## Task details
Starting at the line that contains "Rebuild this chart" and stopping at the line that contains "ls='none', marker='o', ms=3.2)", transcribe every line of the material below exactly; pictures stay out.

## Extracted records
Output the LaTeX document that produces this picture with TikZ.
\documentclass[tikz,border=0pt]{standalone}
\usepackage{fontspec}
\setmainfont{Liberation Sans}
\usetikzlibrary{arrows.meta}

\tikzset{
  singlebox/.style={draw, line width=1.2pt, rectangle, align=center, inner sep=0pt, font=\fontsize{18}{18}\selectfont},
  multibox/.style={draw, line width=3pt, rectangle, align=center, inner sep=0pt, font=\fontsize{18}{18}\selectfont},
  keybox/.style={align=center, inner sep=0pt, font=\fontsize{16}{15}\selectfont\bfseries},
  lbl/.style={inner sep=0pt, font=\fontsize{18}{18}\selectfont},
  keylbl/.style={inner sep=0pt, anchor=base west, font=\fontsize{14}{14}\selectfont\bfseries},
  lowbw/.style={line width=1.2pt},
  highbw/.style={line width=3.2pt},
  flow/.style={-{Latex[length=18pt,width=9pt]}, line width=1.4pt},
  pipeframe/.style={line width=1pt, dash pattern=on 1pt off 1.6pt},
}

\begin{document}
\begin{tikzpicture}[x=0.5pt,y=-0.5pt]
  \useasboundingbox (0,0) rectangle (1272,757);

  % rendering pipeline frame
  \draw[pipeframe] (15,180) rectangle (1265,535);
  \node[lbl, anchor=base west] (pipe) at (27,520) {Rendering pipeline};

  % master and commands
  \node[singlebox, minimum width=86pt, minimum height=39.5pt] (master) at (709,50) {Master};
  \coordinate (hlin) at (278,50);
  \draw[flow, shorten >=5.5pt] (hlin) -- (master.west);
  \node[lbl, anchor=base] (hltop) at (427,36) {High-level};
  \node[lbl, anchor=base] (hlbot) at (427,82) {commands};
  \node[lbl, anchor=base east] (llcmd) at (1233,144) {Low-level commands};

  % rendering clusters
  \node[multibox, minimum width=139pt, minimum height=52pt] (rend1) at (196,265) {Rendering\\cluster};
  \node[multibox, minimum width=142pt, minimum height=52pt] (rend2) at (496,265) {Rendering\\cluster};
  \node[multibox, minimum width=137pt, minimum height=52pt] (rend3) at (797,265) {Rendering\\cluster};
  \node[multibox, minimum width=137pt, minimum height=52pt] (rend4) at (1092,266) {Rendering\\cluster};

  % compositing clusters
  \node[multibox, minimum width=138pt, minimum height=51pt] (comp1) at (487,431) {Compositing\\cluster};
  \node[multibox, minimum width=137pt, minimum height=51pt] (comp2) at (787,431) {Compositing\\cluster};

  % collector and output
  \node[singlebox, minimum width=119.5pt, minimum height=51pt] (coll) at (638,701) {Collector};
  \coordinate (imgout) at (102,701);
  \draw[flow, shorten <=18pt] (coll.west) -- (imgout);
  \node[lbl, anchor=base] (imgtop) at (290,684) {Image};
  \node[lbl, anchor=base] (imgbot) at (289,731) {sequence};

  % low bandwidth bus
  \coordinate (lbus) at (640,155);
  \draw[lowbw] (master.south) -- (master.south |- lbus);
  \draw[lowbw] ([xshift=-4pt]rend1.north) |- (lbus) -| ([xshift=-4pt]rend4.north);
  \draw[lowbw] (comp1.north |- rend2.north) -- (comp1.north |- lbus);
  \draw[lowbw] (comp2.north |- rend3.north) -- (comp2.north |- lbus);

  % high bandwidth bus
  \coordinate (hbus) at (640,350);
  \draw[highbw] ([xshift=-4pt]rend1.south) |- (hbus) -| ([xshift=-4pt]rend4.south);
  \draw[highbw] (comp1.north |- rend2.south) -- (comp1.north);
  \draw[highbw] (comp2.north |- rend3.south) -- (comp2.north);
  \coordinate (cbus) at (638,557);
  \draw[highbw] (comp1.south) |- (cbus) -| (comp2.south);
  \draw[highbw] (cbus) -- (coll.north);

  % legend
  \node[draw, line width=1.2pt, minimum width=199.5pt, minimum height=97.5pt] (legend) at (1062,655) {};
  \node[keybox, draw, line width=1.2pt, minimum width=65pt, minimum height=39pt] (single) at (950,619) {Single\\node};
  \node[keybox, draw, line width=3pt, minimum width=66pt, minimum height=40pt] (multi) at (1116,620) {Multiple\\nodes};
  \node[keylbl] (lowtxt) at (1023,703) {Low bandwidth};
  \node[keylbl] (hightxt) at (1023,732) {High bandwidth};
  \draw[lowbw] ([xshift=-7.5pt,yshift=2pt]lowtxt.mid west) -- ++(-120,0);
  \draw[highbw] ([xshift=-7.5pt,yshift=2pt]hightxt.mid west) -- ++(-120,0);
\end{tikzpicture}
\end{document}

==

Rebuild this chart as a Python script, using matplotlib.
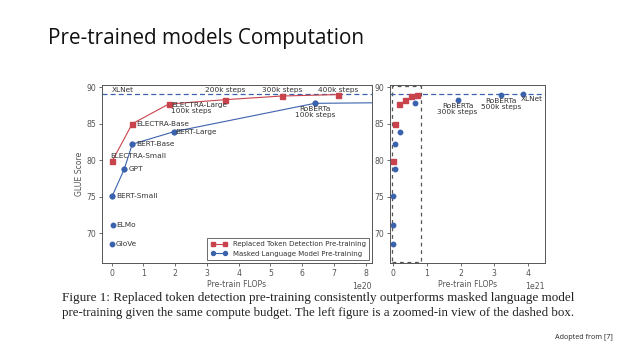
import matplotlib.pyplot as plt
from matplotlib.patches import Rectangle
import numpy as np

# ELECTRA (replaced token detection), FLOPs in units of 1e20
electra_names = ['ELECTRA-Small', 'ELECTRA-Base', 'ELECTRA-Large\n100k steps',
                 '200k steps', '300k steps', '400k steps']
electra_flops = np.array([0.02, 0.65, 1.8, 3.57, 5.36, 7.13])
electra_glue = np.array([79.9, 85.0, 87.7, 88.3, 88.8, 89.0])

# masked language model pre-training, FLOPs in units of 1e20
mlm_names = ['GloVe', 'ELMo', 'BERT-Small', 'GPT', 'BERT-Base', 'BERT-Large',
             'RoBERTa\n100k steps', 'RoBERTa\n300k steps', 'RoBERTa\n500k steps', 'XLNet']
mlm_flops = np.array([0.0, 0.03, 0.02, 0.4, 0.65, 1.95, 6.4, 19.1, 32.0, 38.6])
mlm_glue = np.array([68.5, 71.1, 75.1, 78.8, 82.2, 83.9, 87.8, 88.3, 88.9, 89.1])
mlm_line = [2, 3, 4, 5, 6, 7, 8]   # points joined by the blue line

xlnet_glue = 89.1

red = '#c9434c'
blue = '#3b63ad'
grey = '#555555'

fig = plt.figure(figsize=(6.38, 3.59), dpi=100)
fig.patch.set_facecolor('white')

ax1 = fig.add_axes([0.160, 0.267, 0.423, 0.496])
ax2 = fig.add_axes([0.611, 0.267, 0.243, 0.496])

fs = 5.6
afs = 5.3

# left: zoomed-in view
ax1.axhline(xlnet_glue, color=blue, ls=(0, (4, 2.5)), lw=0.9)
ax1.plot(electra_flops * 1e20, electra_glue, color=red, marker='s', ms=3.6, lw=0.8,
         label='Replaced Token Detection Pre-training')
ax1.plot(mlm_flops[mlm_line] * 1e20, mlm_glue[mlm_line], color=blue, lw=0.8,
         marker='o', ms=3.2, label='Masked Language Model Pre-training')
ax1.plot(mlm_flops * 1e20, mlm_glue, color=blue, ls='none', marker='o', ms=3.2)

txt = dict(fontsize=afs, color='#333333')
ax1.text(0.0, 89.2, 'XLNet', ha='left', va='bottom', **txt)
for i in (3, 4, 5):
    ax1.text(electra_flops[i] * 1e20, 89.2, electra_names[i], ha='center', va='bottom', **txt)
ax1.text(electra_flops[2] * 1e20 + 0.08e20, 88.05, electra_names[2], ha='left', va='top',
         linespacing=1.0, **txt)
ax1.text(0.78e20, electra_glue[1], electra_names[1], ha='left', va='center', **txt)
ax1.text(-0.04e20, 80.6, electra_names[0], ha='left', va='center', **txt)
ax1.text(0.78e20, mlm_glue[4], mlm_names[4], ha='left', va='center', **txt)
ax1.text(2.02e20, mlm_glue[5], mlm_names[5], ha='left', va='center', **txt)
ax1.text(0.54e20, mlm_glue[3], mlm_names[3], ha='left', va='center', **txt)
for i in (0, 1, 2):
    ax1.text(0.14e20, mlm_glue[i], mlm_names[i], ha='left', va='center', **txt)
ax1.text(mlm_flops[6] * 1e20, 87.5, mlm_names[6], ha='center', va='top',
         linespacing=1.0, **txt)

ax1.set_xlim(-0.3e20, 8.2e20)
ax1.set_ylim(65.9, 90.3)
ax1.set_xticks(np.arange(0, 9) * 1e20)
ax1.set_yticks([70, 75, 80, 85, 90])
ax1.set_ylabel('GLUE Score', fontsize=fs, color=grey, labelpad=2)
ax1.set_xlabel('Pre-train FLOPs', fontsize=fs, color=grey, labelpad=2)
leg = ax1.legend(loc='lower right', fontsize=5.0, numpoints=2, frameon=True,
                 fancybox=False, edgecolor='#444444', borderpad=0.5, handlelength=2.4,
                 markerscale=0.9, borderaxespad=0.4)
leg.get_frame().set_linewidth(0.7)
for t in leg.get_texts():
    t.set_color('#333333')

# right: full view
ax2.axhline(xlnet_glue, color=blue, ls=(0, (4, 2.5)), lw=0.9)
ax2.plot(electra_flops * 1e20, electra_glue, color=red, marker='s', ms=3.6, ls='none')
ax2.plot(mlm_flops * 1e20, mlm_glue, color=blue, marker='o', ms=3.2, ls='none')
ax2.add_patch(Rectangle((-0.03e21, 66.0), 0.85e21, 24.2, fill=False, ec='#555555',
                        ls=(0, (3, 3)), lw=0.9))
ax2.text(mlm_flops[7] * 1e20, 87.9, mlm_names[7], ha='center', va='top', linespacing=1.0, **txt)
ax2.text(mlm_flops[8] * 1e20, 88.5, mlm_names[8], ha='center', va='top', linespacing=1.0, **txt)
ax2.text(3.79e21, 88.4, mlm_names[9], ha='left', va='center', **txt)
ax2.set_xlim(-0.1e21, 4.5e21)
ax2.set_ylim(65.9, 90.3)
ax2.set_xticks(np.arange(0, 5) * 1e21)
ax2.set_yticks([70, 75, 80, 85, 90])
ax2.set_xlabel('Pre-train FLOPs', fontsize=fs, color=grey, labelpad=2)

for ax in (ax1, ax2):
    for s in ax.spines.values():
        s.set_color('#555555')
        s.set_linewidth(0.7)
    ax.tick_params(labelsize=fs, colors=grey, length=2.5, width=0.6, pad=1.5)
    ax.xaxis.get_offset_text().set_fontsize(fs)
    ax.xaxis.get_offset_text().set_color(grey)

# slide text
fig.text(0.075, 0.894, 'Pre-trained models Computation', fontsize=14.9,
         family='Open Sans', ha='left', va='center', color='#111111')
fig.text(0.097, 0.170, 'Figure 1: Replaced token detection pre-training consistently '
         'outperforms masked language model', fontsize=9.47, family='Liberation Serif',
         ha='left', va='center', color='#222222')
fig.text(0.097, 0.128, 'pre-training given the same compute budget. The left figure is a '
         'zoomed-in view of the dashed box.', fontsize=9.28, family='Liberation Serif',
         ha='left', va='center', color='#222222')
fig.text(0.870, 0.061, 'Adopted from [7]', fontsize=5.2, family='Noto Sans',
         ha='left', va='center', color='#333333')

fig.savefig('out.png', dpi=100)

## Exercise answer
Rebuild this chart as a Python script, using matplotlib.
import matplotlib.pyplot as plt
from matplotlib.patches import Rectangle
import numpy as np

# ELECTRA (replaced token detection), FLOPs in units of 1e20
electra_names = ['ELECTRA-Small', 'ELECTRA-Base', 'ELECTRA-Large\n100k steps',
                 '200k steps', '300k steps', '400k steps']
electra_flops = np.array([0.02, 0.65, 1.8, 3.57, 5.36, 7.13])
electra_glue = np.array([79.9, 85.0, 87.7, 88.3, 88.8, 89.0])

# masked language model pre-training, FLOPs in units of 1e20
mlm_names = ['GloVe', 'ELMo', 'BERT-Small', 'GPT', 'BERT-Base', 'BERT-Large',
             'RoBERTa\n100k steps', 'RoBERTa\n300k steps', 'RoBERTa\n500k steps', 'XLNet']
mlm_flops = np.array([0.0, 0.03, 0.02, 0.4, 0.65, 1.95, 6.4, 19.1, 32.0, 38.6])
mlm_glue = np.array([68.5, 71.1, 75.1, 78.8, 82.2, 83.9, 87.8, 88.3, 88.9, 89.1])
mlm_line = [2, 3, 4, 5, 6, 7, 8]   # points joined by the blue line

xlnet_glue = 89.1

red = '#c9434c'
blue = '#3b63ad'
grey = '#555555'

fig = plt.figure(figsize=(6.38, 3.59), dpi=100)
fig.patch.set_facecolor('white')

ax1 = fig.add_axes([0.160, 0.267, 0.423, 0.496])
ax2 = fig.add_axes([0.611, 0.267, 0.243, 0.496])

fs = 5.6
afs = 5.3

# left: zoomed-in view
ax1.axhline(xlnet_glue, color=blue, ls=(0, (4, 2.5)), lw=0.9)
ax1.plot(electra_flops * 1e20, electra_glue, color=red, marker='s', ms=3.6, lw=0.8,
         label='Replaced Token Detection Pre-training')
ax1.plot(mlm_flops[mlm_line] * 1e20, mlm_glue[mlm_line], color=blue, lw=0.8,
         marker='o', ms=3.2, label='Masked Language Model Pre-training')
ax1.plot(mlm_flops * 1e20, mlm_glue, color=blue, ls='none', marker='o', ms=3.2)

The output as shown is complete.